→ **What is asked**
Set down each line of the data below exactly as it stands, dropping the pictures.

→ **Dataset section**
>> BEGIN
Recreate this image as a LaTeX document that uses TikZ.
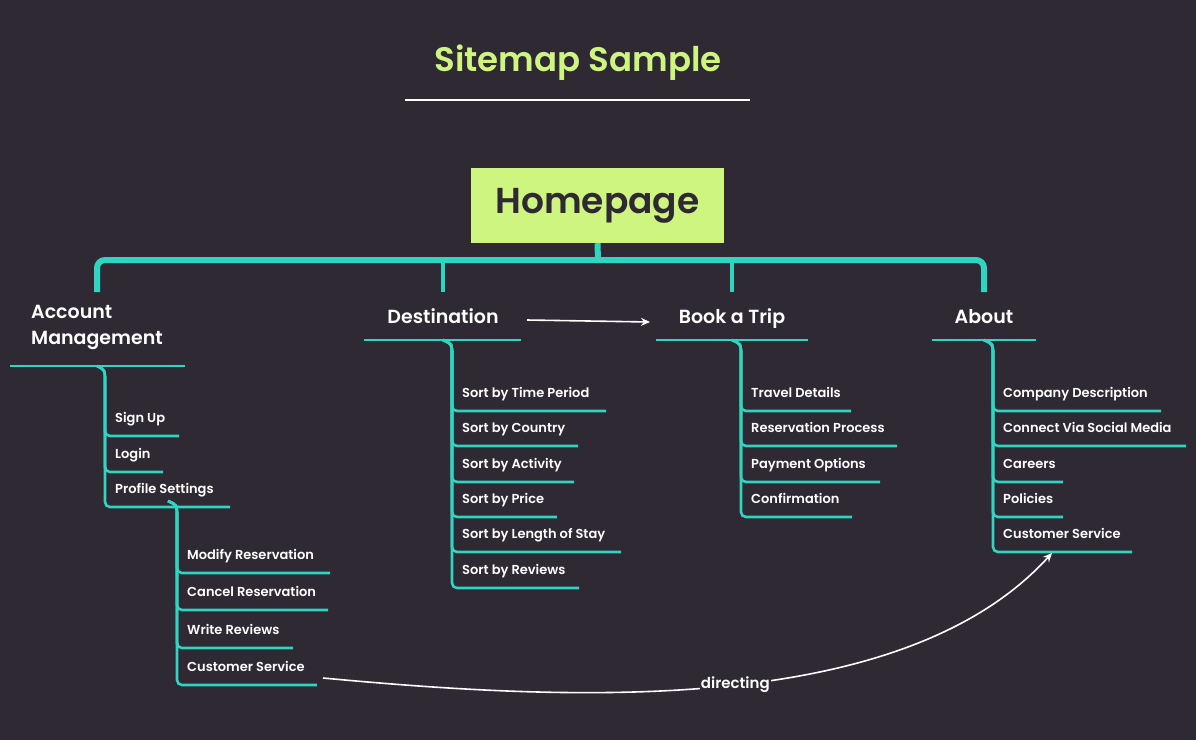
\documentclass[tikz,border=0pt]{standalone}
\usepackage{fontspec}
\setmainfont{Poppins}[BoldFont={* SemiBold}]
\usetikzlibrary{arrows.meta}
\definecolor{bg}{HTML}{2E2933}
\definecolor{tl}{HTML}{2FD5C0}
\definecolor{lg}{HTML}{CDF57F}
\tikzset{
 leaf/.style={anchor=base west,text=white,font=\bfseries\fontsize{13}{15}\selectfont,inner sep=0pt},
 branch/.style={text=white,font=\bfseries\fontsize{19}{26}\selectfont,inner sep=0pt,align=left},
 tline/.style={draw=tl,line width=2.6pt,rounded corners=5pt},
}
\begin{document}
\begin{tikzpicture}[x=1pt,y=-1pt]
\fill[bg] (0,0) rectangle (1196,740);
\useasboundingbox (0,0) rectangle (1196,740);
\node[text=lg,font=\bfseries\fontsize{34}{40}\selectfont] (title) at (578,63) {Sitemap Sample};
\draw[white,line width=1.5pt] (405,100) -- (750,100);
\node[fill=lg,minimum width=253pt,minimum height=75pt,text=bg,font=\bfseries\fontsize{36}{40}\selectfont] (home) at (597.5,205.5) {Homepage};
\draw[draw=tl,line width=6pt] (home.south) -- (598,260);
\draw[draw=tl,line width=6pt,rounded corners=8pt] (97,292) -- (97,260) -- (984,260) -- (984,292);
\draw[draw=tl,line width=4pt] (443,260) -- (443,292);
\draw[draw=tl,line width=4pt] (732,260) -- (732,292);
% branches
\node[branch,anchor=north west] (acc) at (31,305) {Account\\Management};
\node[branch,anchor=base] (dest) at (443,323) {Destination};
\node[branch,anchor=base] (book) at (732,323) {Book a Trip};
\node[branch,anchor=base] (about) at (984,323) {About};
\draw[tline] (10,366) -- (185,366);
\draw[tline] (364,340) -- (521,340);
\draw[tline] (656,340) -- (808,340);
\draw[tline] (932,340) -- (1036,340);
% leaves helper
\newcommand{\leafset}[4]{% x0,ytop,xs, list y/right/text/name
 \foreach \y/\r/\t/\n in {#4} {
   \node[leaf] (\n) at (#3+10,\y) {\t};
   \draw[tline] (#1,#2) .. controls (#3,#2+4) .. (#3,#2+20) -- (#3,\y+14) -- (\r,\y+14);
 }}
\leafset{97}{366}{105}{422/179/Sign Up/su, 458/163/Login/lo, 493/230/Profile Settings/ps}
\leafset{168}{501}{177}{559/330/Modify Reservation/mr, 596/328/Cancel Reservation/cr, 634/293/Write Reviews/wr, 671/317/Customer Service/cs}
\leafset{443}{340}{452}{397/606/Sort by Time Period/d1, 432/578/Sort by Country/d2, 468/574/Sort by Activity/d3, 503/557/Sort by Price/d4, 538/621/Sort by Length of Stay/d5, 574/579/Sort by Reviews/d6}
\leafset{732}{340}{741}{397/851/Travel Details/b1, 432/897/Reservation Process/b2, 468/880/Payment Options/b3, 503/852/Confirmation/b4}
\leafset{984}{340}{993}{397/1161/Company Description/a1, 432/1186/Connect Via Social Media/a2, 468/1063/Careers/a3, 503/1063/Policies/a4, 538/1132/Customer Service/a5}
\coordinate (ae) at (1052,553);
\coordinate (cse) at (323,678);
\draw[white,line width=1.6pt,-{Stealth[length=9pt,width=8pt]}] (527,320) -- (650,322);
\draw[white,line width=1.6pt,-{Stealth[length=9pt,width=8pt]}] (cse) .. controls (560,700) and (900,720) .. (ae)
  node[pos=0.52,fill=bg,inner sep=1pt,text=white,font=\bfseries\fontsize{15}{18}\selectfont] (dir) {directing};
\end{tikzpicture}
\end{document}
>> END
→ **Complete response**
Recreate this image as a LaTeX document that uses TikZ.
\documentclass[tikz,border=0pt]{standalone}
\usepackage{fontspec}
\setmainfont{Poppins}[BoldFont={* SemiBold}]
\usetikzlibrary{arrows.meta}
\definecolor{bg}{HTML}{2E2933}
\definecolor{tl}{HTML}{2FD5C0}
\definecolor{lg}{HTML}{CDF57F}
\tikzset{
 leaf/.style={anchor=base west,text=white,font=\bfseries\fontsize{13}{15}\selectfont,inner sep=0pt},
 branch/.style={text=white,font=\bfseries\fontsize{19}{26}\selectfont,inner sep=0pt,align=left},
 tline/.style={draw=tl,line width=2.6pt,rounded corners=5pt},
}
\begin{document}
\begin{tikzpicture}[x=1pt,y=-1pt]
\fill[bg] (0,0) rectangle (1196,740);
\useasboundingbox (0,0) rectangle (1196,740);
\node[text=lg,font=\bfseries\fontsize{34}{40}\selectfont] (title) at (578,63) {Sitemap Sample};
\draw[white,line width=1.5pt] (405,100) -- (750,100);
\node[fill=lg,minimum width=253pt,minimum height=75pt,text=bg,font=\bfseries\fontsize{36}{40}\selectfont] (home) at (597.5,205.5) {Homepage};
\draw[draw=tl,line width=6pt] (home.south) -- (598,260);
\draw[draw=tl,line width=6pt,rounded corners=8pt] (97,292) -- (97,260) -- (984,260) -- (984,292);
\draw[draw=tl,line width=4pt] (443,260) -- (443,292);
\draw[draw=tl,line width=4pt] (732,260) -- (732,292);
% branches
\node[branch,anchor=north west] (acc) at (31,305) {Account\\Management};
\node[branch,anchor=base] (dest) at (443,323) {Destination};
\node[branch,anchor=base] (book) at (732,323) {Book a Trip};
\node[branch,anchor=base] (about) at (984,323) {About};
\draw[tline] (10,366) -- (185,366);
\draw[tline] (364,340) -- (521,340);
\draw[tline] (656,340) -- (808,340);
\draw[tline] (932,340) -- (1036,340);
% leaves helper
\newcommand{\leafset}[4]{% x0,ytop,xs, list y/right/text/name
 \foreach \y/\r/\t/\n in {#4} {
   \node[leaf] (\n) at (#3+10,\y) {\t};
   \draw[tline] (#1,#2) .. controls (#3,#2+4) .. (#3,#2+20) -- (#3,\y+14) -- (\r,\y+14);
 }}
\leafset{97}{366}{105}{422/179/Sign Up/su, 458/163/Login/lo, 493/230/Profile Settings/ps}
\leafset{168}{501}{177}{559/330/Modify Reservation/mr, 596/328/Cancel Reservation/cr, 634/293/Write Reviews/wr, 671/317/Customer Service/cs}
\leafset{443}{340}{452}{397/606/Sort by Time Period/d1, 432/578/Sort by Country/d2, 468/574/Sort by Activity/d3, 503/557/Sort by Price/d4, 538/621/Sort by Length of Stay/d5, 574/579/Sort by Reviews/d6}
\leafset{732}{340}{741}{397/851/Travel Details/b1, 432/897/Reservation Process/b2, 468/880/Payment Options/b3, 503/852/Confirmation/b4}
\leafset{984}{340}{993}{397/1161/Company Description/a1, 432/1186/Connect Via Social Media/a2, 468/1063/Careers/a3, 503/1063/Policies/a4, 538/1132/Customer Service/a5}
\coordinate (ae) at (1052,553);
\coordinate (cse) at (323,678);
\draw[white,line width=1.6pt,-{Stealth[length=9pt,width=8pt]}] (527,320) -- (650,322);
\draw[white,line width=1.6pt,-{Stealth[length=9pt,width=8pt]}] (cse) .. controls (560,700) and (900,720) .. (ae)
  node[pos=0.52,fill=bg,inner sep=1pt,text=white,font=\bfseries\fontsize{15}{18}\selectfont] (dir) {directing};
\end{tikzpicture}
\end{document}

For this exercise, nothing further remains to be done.